Alison Garnham, CPAG chief executive, said: “Families are facing the impossible situation of being told to move to cheaper accommodation that just doesn’t exist with London’s rising rents. London boroughs are staring at a black hole in their budgets as a result, with costs transferred from central to local government.
“There’s still time for government to do the sensible thing and think again when these reforms are debated in parliament before thousands of London’s families find themselves uprooted, overcrowded and thrown into turmoil.”
MPs are expected to debate regulations which will set out the detail of how the benefit cap will work at a Commons legislation committee meeting on Tuesday.
Government guidance states: “Homeless households may not always be able to stay in their previous neighbourhoods. However the government considers that it is not acceptable for local authorities to make compulsory placements automatically hundreds of miles away, without having proper regard for the disruption this may cause to those households.”
The CPAG report, based on detailed interviews with 11 London local authorities, also found many working households will also face substantial income shortfalls as a result of housing benefit caps. Councils report that families are reluctant to move if this would disrupt their childrens’ schooling or cut them off from relatives and friends, triggering fears this could lead to a surge in overcrowding as families improvise by sharing properties or trading down to smaller flats.
Although it had been anticipated that affordable private rents in expensive inner city areas such as Westminster would be scarce, the acute housing shortage in the capital means market rents outstrip benefit cap levels in cheaper outer London boroughs including Haringey, Waltham Forest, and Barking and Dagenham.
Families have already begun to move from inner London to the capital’s outer boroughs, with more expected from this month as transitional support for families affected by the housing benefit caps runs out. The government had hoped that the housing benefit reforms would force landlords to reduce rents to within cap limits.
But councils say the spiralling demand for private rented property from tenants priced out of the housing market means most landlords see no reason to drop rents, and a substantial number say they will no longer consider renting to people who are claiming housing benefit.
Some councils have estimated that up to a third of families affected by the introduction of the £26,000 benefit cap, the local housing allowance cap and under-occupation penalties, known as the “spare room tax”, will lose around £100 a week. They face the option of finding work, moving into smaller and cheaper accommodation, or presenting to the local authority as homeless.
Most authorities have attempted to identify and advise residents at risk of losing income as a result of welfare changes. But there is acceptance among officials that many of the families affected will have few options.
One cabinet member for housing in an inner city borough said: “Let’s face it, a lot of people with more than two or three children, and who are dependent on benefits in this borough are not going to be here for very much longer.”

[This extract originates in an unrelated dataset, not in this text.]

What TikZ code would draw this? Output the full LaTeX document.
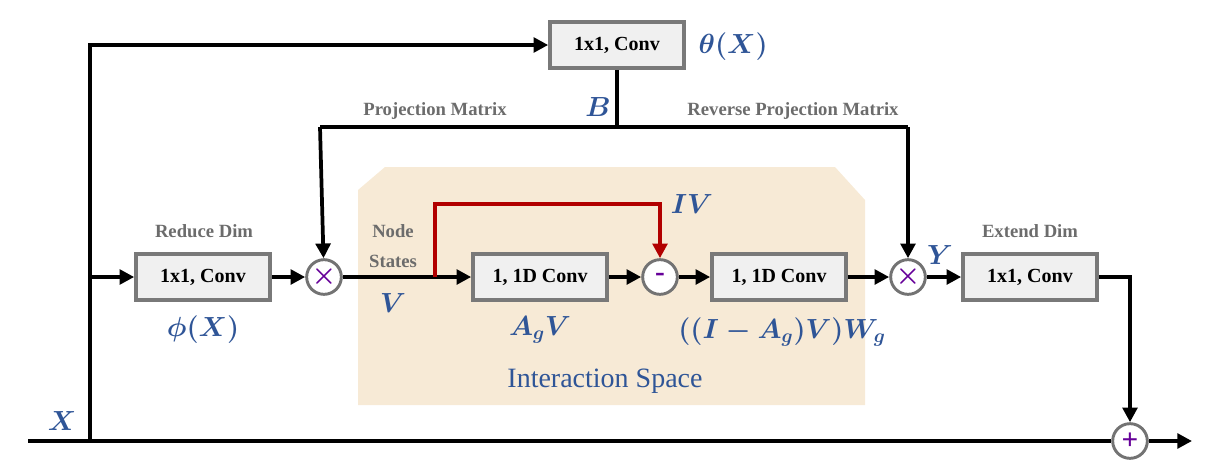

Although ministers have introduced a £165m discretionary housing fund for London councils in 2013-14 to help families who can make a special case for staying, the CPAG report estimates that this is inadequate and amounts to less than 10% of the shortfall in benefit income caused by benefit changes.
Councils say some of the households who will be hit by the benefit cap have also been identified by them as needing support under the “troubled families” scheme. But they fear a public backlash if they prioritise them for discretionary housing payments because this would send out a signal that “problematic behaviour was being rewarded”.